» Source material:
==*==

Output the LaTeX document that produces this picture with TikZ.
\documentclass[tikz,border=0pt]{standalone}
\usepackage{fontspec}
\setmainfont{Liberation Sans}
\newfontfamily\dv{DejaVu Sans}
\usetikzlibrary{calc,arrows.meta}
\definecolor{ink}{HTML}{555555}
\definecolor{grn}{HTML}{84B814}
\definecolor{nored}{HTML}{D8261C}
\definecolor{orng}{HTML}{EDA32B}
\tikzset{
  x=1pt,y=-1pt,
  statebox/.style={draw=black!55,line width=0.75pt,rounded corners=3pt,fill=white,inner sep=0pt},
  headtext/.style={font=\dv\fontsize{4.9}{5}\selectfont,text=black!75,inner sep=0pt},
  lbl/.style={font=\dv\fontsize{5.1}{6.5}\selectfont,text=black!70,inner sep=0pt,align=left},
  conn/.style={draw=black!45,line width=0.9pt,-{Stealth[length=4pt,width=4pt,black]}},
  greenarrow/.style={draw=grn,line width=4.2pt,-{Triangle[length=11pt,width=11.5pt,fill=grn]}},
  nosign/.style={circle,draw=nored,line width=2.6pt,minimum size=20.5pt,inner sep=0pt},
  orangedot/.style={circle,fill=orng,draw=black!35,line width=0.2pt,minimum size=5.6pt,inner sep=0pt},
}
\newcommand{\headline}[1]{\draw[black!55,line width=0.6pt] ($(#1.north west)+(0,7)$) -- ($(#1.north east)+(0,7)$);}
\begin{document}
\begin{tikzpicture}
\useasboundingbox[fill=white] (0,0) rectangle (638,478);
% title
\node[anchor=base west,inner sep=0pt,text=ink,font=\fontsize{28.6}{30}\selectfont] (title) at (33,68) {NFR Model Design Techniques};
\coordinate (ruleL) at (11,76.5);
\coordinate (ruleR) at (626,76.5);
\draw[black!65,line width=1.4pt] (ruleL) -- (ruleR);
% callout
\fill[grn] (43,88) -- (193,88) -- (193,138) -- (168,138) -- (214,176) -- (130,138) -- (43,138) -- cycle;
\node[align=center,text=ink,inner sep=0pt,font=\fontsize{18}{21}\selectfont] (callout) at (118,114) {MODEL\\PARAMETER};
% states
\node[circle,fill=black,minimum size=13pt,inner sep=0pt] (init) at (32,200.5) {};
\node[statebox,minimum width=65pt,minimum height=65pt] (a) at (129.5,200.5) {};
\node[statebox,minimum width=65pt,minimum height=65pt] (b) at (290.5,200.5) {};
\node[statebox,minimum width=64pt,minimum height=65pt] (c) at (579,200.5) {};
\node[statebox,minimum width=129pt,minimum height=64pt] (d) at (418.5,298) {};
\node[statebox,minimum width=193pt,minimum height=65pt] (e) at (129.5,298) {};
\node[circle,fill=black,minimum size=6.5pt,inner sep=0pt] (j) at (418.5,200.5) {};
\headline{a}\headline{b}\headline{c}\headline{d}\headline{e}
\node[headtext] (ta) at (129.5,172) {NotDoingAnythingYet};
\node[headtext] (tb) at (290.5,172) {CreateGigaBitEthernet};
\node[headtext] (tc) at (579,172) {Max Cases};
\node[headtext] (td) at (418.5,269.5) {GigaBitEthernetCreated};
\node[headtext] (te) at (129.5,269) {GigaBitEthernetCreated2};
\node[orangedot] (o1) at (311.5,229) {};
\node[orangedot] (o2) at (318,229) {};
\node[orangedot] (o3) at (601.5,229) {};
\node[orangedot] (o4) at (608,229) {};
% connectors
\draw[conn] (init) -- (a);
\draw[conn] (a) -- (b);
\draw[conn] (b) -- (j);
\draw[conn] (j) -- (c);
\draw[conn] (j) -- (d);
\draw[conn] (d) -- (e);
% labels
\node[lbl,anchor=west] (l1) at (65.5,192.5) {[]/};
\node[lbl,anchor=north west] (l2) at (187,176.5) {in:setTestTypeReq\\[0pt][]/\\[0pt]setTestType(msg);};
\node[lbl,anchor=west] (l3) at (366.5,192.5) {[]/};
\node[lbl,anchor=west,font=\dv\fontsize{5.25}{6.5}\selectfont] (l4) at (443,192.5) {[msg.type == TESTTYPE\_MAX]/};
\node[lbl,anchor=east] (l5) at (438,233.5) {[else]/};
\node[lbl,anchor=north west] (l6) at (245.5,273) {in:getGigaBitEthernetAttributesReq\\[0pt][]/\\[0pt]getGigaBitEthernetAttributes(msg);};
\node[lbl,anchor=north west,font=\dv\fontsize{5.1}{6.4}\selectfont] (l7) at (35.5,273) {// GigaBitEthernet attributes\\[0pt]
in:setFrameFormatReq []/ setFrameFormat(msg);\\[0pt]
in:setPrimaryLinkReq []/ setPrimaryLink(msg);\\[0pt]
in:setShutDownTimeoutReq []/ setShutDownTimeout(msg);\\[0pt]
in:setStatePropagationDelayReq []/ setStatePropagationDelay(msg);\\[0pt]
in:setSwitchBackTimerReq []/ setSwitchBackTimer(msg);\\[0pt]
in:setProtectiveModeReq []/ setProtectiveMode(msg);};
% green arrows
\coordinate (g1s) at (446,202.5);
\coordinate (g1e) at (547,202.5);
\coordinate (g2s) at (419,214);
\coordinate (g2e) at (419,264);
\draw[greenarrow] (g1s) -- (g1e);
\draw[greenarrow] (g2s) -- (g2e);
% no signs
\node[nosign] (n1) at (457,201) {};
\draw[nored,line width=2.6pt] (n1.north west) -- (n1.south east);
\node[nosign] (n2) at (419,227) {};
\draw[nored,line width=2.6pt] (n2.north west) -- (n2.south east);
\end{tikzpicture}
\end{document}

==*==

» Goal of the exercise:
Nothing in the data may differ; print all of it exactly as written.

» Worked solution:
Output the LaTeX document that produces this picture with TikZ.
\documentclass[tikz,border=0pt]{standalone}
\usepackage{fontspec}
\setmainfont{Liberation Sans}
\newfontfamily\dv{DejaVu Sans}
\usetikzlibrary{calc,arrows.meta}
\definecolor{ink}{HTML}{555555}
\definecolor{grn}{HTML}{84B814}
\definecolor{nored}{HTML}{D8261C}
\definecolor{orng}{HTML}{EDA32B}
\tikzset{
  x=1pt,y=-1pt,
  statebox/.style={draw=black!55,line width=0.75pt,rounded corners=3pt,fill=white,inner sep=0pt},
  headtext/.style={font=\dv\fontsize{4.9}{5}\selectfont,text=black!75,inner sep=0pt},
  lbl/.style={font=\dv\fontsize{5.1}{6.5}\selectfont,text=black!70,inner sep=0pt,align=left},
  conn/.style={draw=black!45,line width=0.9pt,-{Stealth[length=4pt,width=4pt,black]}},
  greenarrow/.style={draw=grn,line width=4.2pt,-{Triangle[length=11pt,width=11.5pt,fill=grn]}},
  nosign/.style={circle,draw=nored,line width=2.6pt,minimum size=20.5pt,inner sep=0pt},
  orangedot/.style={circle,fill=orng,draw=black!35,line width=0.2pt,minimum size=5.6pt,inner sep=0pt},
}
\newcommand{\headline}[1]{\draw[black!55,line width=0.6pt] ($(#1.north west)+(0,7)$) -- ($(#1.north east)+(0,7)$);}
\begin{document}
\begin{tikzpicture}
\useasboundingbox[fill=white] (0,0) rectangle (638,478);
% title
\node[anchor=base west,inner sep=0pt,text=ink,font=\fontsize{28.6}{30}\selectfont] (title) at (33,68) {NFR Model Design Techniques};
\coordinate (ruleL) at (11,76.5);
\coordinate (ruleR) at (626,76.5);
\draw[black!65,line width=1.4pt] (ruleL) -- (ruleR);
% callout
\fill[grn] (43,88) -- (193,88) -- (193,138) -- (168,138) -- (214,176) -- (130,138) -- (43,138) -- cycle;
\node[align=center,text=ink,inner sep=0pt,font=\fontsize{18}{21}\selectfont] (callout) at (118,114) {MODEL\\PARAMETER};
% states
\node[circle,fill=black,minimum size=13pt,inner sep=0pt] (init) at (32,200.5) {};
\node[statebox,minimum width=65pt,minimum height=65pt] (a) at (129.5,200.5) {};
\node[statebox,minimum width=65pt,minimum height=65pt] (b) at (290.5,200.5) {};
\node[statebox,minimum width=64pt,minimum height=65pt] (c) at (579,200.5) {};
\node[statebox,minimum width=129pt,minimum height=64pt] (d) at (418.5,298) {};
\node[statebox,minimum width=193pt,minimum height=65pt] (e) at (129.5,298) {};
\node[circle,fill=black,minimum size=6.5pt,inner sep=0pt] (j) at (418.5,200.5) {};
\headline{a}\headline{b}\headline{c}\headline{d}\headline{e}
\node[headtext] (ta) at (129.5,172) {NotDoingAnythingYet};
\node[headtext] (tb) at (290.5,172) {CreateGigaBitEthernet};
\node[headtext] (tc) at (579,172) {Max Cases};
\node[headtext] (td) at (418.5,269.5) {GigaBitEthernetCreated};
\node[headtext] (te) at (129.5,269) {GigaBitEthernetCreated2};
\node[orangedot] (o1) at (311.5,229) {};
\node[orangedot] (o2) at (318,229) {};
\node[orangedot] (o3) at (601.5,229) {};
\node[orangedot] (o4) at (608,229) {};
% connectors
\draw[conn] (init) -- (a);
\draw[conn] (a) -- (b);
\draw[conn] (b) -- (j);
\draw[conn] (j) -- (c);
\draw[conn] (j) -- (d);
\draw[conn] (d) -- (e);
% labels
\node[lbl,anchor=west] (l1) at (65.5,192.5) {[]/};
\node[lbl,anchor=north west] (l2) at (187,176.5) {in:setTestTypeReq\\[0pt][]/\\[0pt]setTestType(msg);};
\node[lbl,anchor=west] (l3) at (366.5,192.5) {[]/};
\node[lbl,anchor=west,font=\dv\fontsize{5.25}{6.5}\selectfont] (l4) at (443,192.5) {[msg.type == TESTTYPE\_MAX]/};
\node[lbl,anchor=east] (l5) at (438,233.5) {[else]/};
\node[lbl,anchor=north west] (l6) at (245.5,273) {in:getGigaBitEthernetAttributesReq\\[0pt][]/\\[0pt]getGigaBitEthernetAttributes(msg);};
\node[lbl,anchor=north west,font=\dv\fontsize{5.1}{6.4}\selectfont] (l7) at (35.5,273) {// GigaBitEthernet attributes\\[0pt]
in:setFrameFormatReq []/ setFrameFormat(msg);\\[0pt]
in:setPrimaryLinkReq []/ setPrimaryLink(msg);\\[0pt]
in:setShutDownTimeoutReq []/ setShutDownTimeout(msg);\\[0pt]
in:setStatePropagationDelayReq []/ setStatePropagationDelay(msg);\\[0pt]
in:setSwitchBackTimerReq []/ setSwitchBackTimer(msg);\\[0pt]
in:setProtectiveModeReq []/ setProtectiveMode(msg);};
% green arrows
\coordinate (g1s) at (446,202.5);
\coordinate (g1e) at (547,202.5);
\coordinate (g2s) at (419,214);
\coordinate (g2e) at (419,264);
\draw[greenarrow] (g1s) -- (g1e);
\draw[greenarrow] (g2s) -- (g2e);
% no signs
\node[nosign] (n1) at (457,201) {};
\draw[nored,line width=2.6pt] (n1.north west) -- (n1.south east);
\node[nosign] (n2) at (419,227) {};
\draw[nored,line width=2.6pt] (n2.north west) -- (n2.south east);
\end{tikzpicture}
\end{document}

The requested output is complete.